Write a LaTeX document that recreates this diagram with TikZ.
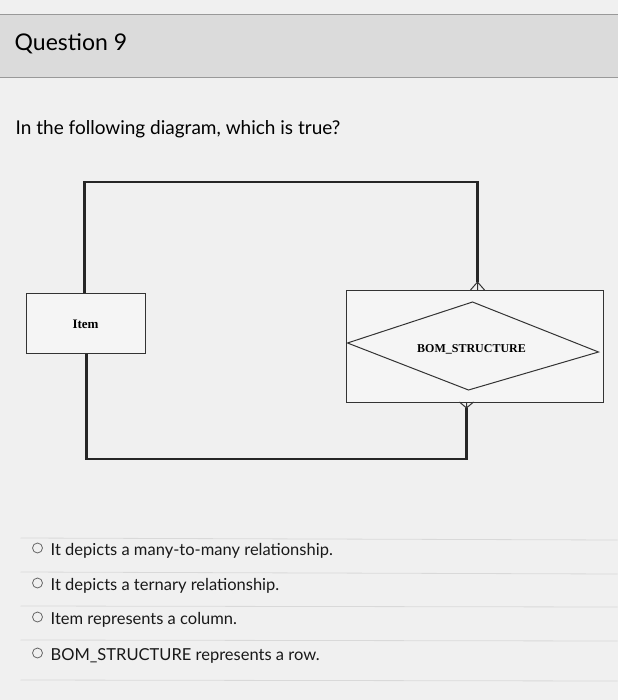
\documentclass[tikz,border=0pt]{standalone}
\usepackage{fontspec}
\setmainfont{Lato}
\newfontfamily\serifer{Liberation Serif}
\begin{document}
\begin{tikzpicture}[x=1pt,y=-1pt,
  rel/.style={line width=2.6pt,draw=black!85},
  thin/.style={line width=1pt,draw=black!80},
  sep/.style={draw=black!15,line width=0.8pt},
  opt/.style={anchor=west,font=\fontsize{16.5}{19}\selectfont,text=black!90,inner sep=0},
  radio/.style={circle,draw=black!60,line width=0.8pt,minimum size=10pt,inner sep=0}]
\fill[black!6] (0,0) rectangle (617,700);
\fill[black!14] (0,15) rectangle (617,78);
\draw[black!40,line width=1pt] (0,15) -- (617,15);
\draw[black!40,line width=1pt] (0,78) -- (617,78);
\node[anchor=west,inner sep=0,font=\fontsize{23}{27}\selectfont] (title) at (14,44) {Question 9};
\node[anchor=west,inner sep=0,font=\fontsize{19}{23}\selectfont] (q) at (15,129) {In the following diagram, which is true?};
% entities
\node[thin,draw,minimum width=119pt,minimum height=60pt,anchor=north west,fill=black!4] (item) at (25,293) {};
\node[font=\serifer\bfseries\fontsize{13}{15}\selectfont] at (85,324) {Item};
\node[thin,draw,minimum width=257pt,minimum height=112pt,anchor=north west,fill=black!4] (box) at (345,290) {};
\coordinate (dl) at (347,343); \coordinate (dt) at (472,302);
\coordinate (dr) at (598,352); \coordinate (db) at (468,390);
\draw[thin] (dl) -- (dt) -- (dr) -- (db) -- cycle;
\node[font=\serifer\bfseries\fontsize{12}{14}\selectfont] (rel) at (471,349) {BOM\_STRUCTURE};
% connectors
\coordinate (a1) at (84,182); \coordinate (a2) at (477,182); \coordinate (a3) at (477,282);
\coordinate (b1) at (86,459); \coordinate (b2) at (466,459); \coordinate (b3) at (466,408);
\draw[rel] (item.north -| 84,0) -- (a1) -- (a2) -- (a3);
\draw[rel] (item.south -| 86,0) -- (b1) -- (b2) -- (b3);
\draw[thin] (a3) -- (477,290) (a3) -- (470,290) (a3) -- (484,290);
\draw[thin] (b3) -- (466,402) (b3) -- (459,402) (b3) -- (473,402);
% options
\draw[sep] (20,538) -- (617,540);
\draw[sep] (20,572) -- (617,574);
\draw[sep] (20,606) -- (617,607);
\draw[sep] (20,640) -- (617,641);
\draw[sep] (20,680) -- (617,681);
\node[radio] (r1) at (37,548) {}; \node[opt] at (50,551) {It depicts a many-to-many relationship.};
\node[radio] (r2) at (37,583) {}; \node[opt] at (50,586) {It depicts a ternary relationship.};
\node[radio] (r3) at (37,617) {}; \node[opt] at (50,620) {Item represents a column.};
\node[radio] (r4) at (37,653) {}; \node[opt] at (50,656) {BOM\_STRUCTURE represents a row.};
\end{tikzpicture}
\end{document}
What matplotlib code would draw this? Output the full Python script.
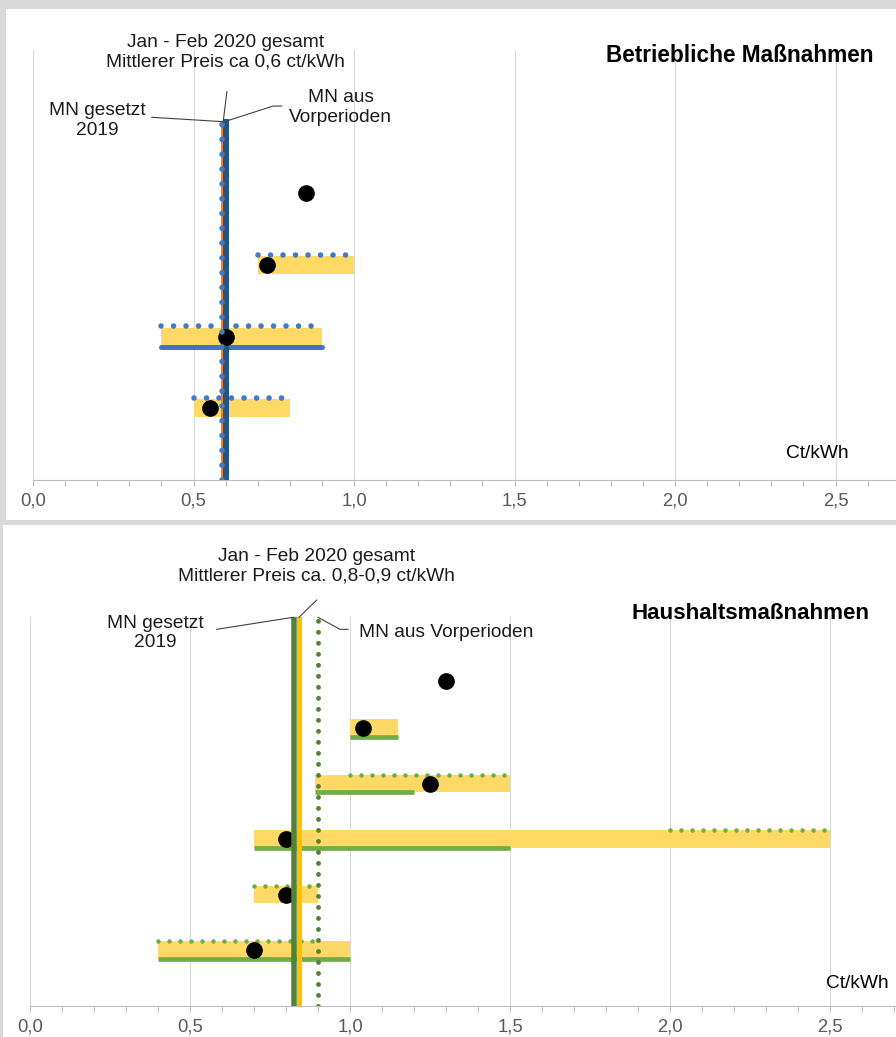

▶ Exercise brief
Working from the lines above, reproduce the material exactly and exclude its pictures.

▶ Exercise output
Write a LaTeX document that recreates this diagram with TikZ.
\documentclass[tikz,border=0pt]{standalone}
\usepackage{fontspec}
\setmainfont{Lato}
\newfontfamily\serifer{Liberation Serif}
\begin{document}
\begin{tikzpicture}[x=1pt,y=-1pt,
  rel/.style={line width=2.6pt,draw=black!85},
  thin/.style={line width=1pt,draw=black!80},
  sep/.style={draw=black!15,line width=0.8pt},
  opt/.style={anchor=west,font=\fontsize{16.5}{19}\selectfont,text=black!90,inner sep=0},
  radio/.style={circle,draw=black!60,line width=0.8pt,minimum size=10pt,inner sep=0}]
\fill[black!6] (0,0) rectangle (617,700);
\fill[black!14] (0,15) rectangle (617,78);
\draw[black!40,line width=1pt] (0,15) -- (617,15);
\draw[black!40,line width=1pt] (0,78) -- (617,78);
\node[anchor=west,inner sep=0,font=\fontsize{23}{27}\selectfont] (title) at (14,44) {Question 9};
\node[anchor=west,inner sep=0,font=\fontsize{19}{23}\selectfont] (q) at (15,129) {In the following diagram, which is true?};
% entities
\node[thin,draw,minimum width=119pt,minimum height=60pt,anchor=north west,fill=black!4] (item) at (25,293) {};
\node[font=\serifer\bfseries\fontsize{13}{15}\selectfont] at (85,324) {Item};
\node[thin,draw,minimum width=257pt,minimum height=112pt,anchor=north west,fill=black!4] (box) at (345,290) {};
\coordinate (dl) at (347,343); \coordinate (dt) at (472,302);
\coordinate (dr) at (598,352); \coordinate (db) at (468,390);
\draw[thin] (dl) -- (dt) -- (dr) -- (db) -- cycle;
\node[font=\serifer\bfseries\fontsize{12}{14}\selectfont] (rel) at (471,349) {BOM\_STRUCTURE};
% connectors
\coordinate (a1) at (84,182); \coordinate (a2) at (477,182); \coordinate (a3) at (477,282);
\coordinate (b1) at (86,459); \coordinate (b2) at (466,459); \coordinate (b3) at (466,408);
\draw[rel] (item.north -| 84,0) -- (a1) -- (a2) -- (a3);
\draw[rel] (item.south -| 86,0) -- (b1) -- (b2) -- (b3);
\draw[thin] (a3) -- (477,290) (a3) -- (470,290) (a3) -- (484,290);
\draw[thin] (b3) -- (466,402) (b3) -- (459,402) (b3) -- (473,402);
% options
\draw[sep] (20,538) -- (617,540);
\draw[sep] (20,572) -- (617,574);
\draw[sep] (20,606) -- (617,607);
\draw[sep] (20,640) -- (617,641);
\draw[sep] (20,680) -- (617,681);
\node[radio] (r1) at (37,548) {}; \node[opt] at (50,551) {It depicts a many-to-many relationship.};
\node[radio] (r2) at (37,583) {}; \node[opt] at (50,586) {It depicts a ternary relationship.};
\node[radio] (r3) at (37,617) {}; \node[opt] at (50,620) {Item represents a column.};
\node[radio] (r4) at (37,653) {}; \node[opt] at (50,656) {BOM\_STRUCTURE represents a row.};
\end{tikzpicture}
\end{document}
What matplotlib code would draw this? Output the full Python script.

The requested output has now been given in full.